Clubs were not treated as adversaries. FRMF worked with Botola sides to protect young players from burnout and early retirement and unregulated transfers. Compensation mechanisms and solidarity payments were enforced. When clubs profit from development, they invest more in it.
Morocco’s leaders communicated a decade-long project. They did not promise instant World Cup glory after 2018. They promised better academies, better coaches, and better pathways. By 2022, the world saw the result. By 2023-2024, youth trophies confirmed the pipeline.
They did not blame the league for everything. They did not abandon Europe-based players. They did not rotate coaches every 12 months. They did not confuse “activity” for “progress.” They focused on fewer things, and did them well for longer.
Nigeria has more registered players, more football history, and more global exports than Morocco had in 2018 but could not do much with the resources. What we lack is the same institutional patience and discipline. Our NPFL is underfunded, our academies are fragmented and used to trade players. Our diaspora engagement is ad hoc, and our technical plans rarely survive an election cycle.
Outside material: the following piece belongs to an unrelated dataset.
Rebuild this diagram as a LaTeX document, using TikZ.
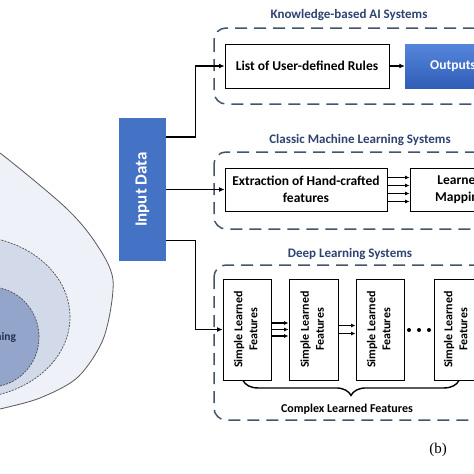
\documentclass[tikz,border=0pt]{standalone}
\usepackage{fontspec}
\setmainfont{Carlito}
\newfontfamily\Serifb{Liberation Serif}
\usetikzlibrary{arrows.meta,decorations.pathreplacing}
\definecolor{BleuOffice}{HTML}{4472C4}
\definecolor{BleuHaut}{HTML}{5586DC}
\definecolor{BleuBas}{HTML}{305DB6}
\definecolor{BleuNuit}{HTML}{2E4372}
\definecolor{GrisBleu}{HTML}{44546A}
\definecolor{Pale}{HTML}{EEF1F7}
\definecolor{Moyen}{HTML}{D2DAE9}
\definecolor{Fonce}{HTML}{93A5CB}
\tikzset{
Boite/.style={
 draw=black,
 fill=white,
 line width=0.9pt,
 inner sep=0pt,
 font=\fontsize{13.5}{16.5}\selectfont\bfseries
 },
BoiteBleue/.style={
 fill=BleuOffice,
 text=white,
 inner sep=0pt,
 font=\fontsize{13.5}{16.5}\selectfont\bfseries
 },
Couche/.style={
 Boite,
 minimum width=48pt,
 minimum height=101pt,
 font=\fontsize{12}{14}\selectfont\bfseries
 },
Cadre/.style={
 draw=GrisBleu,
 line width=1.5pt,
 dash pattern=on 12pt off 7pt,
 rounded corners=12pt
 },
Titre/.style={
 text=BleuNuit,
 font=\fontsize{13}{15}\selectfont\bfseries
 },
Fleche/.style={
 draw=black,
 line width=1.4pt,
 -{Latex[length=5.5pt,width=5pt]}
 },
PetiteFleche/.style={
 draw=black,
 line width=1.2pt,
 -{Latex[length=4.5pt,width=4pt]}
 },
Accolade/.style={
 draw=black,
 line width=1.4pt,
 decorate,
 decoration={brace,mirror,amplitude=15pt}
 },
Ensemble/.style={
 draw=black!70,
 line width=0.7pt,
 dash pattern=on 2pt off 1.2pt
 }
}
\newcommand{\SimpleFeat}{\rotatebox{90}{\begin{tabular}{@{}c@{}}Simple Learned\\[1pt]Features\end{tabular}}}

\begin{document}
\begin{tikzpicture}[x=1pt,y=-1pt]
\useasboundingbox (0,0) rectangle (474,474);
\clip (0,0) rectangle (474,474);
\filldraw[fill=Pale,draw=black!65,line width=0.8pt] plot[smooth] coordinates {(-20,143) (0,153) (65,207) (95,242) (113,280) (104,337) (78,377) (40,398) (0,409) (-20,413)} -- cycle;
\filldraw[Ensemble,fill=Moyen] (-30,317) ellipse (100pt and 81pt);
\filldraw[Ensemble,fill=Fonce] (-10,337) ellipse (49pt and 50pt);
\node[anchor=east,text=BleuNuit!70!black,font=\fontsize{11.5}{13}\selectfont\bfseries] (dl) at (19.5,337) {Deep Learning};

\draw[Cadre] (214,28) rectangle (520,104);
\draw[Cadre] (214,152) rectangle (520,229);
\draw[Cadre] (214,265) rectangle (520,420);
\node[Titre] (tkb) at (349,15) {Knowledge-based AI Systems};
\node[Titre] (tml) at (360,140) {Classic Machine Learning Systems};
\node[Titre] (tdl) at (350,254) {Deep Learning Systems};

\node[BoiteBleue,minimum width=47pt,minimum height=143pt,font=\fontsize{17}{19}\selectfont\bfseries] (input) at (142.5,189.5) {\rotatebox{90}{Input Data}};
\node[Boite,minimum width=164pt,minimum height=44pt] (rules) at (307,66) {List of User-defined Rules};
\node[BoiteBleue,top color=BleuHaut,bottom color=BleuBas,minimum width=96pt,minimum height=44pt] (outputs) at (453,66) {Outputs};
\node[Boite,minimum width=162pt,minimum height=43pt,align=center] (extract) at (306,189.5) {Extraction of Hand-crafted\\features};
\node[Boite,minimum width=100pt,minimum height=43pt,align=center] (mapping) at (460,189.5) {Learned\\Mapping};
\node[Couche] (s1) at (247,329.5) {\SimpleFeat};
\node[Couche,minimum width=49pt] (s2) at (313.5,329.5) {\SimpleFeat};
\node[Couche] (s3) at (380,329.5) {\SimpleFeat};
\node[Couche,minimum width=46pt] (s4) at (457,329.5) {\SimpleFeat};

\draw[Fleche] (input.north east) ++(0,19) -- ++(29,0) |- (rules.west);
\draw[Fleche] (input.east |- extract.west) -- (extract.west);
\draw[Fleche] (input.south east) ++(0,-21) -- ++(29,0) |- (s1.west);
\draw[Fleche] (rules) -- (outputs);
\foreach \d in {-12,-4,4,12}
 \draw[PetiteFleche] ([yshift=\d pt]extract.east) -- ([yshift=\d pt]mapping.west);
\foreach \d in {-6.5,0,6.5}
 \draw[PetiteFleche] ([yshift=\d pt]s1.east) -- ([yshift=\d pt]s2.west);
\foreach \d in {-4,4}
 \draw[PetiteFleche] ([yshift=\d pt]s2.east) -- ([yshift=\d pt]s3.west);
\foreach \x in {409,419,429}
 \fill (\x,330) circle (2pt);
\draw[Accolade] ([xshift=-4pt]s1.south) -- ([xshift=2pt]s4.south);
\node[font=\fontsize{12}{14}\selectfont\bfseries] (complexe) at (347,409) {Complex Learned Features};
\node[font=\Serifb\fontsize{15}{17}\selectfont] (b) at (438,450) {(b)};
\end{tikzpicture}
\end{document}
The lessons Nigeria can take, starting now are clear. First, fund and audit 3-4 regional elite academies to Mohammed VI standards. Second, unify the youth curriculum and retrain coaches at scale. Third, create a dedicated diaspora unit that tracks U-15 to U-20 players early. Fourth, protect the NPFL with club licensing and broadcast revenue reforms. Fifth, give a technical blueprint of 8-10 years, not 8-10 months.
Morocco’s rise from 2018 to date is not magic. It is a design. A decent league did not make them a global force. Structure, administration, and deliberate recruitment did. If Nigeria remembers the process, and respects the timeline, the next 24 years do not have to look like the last 24. The talent is already here. The system must catch up. Time to act is now.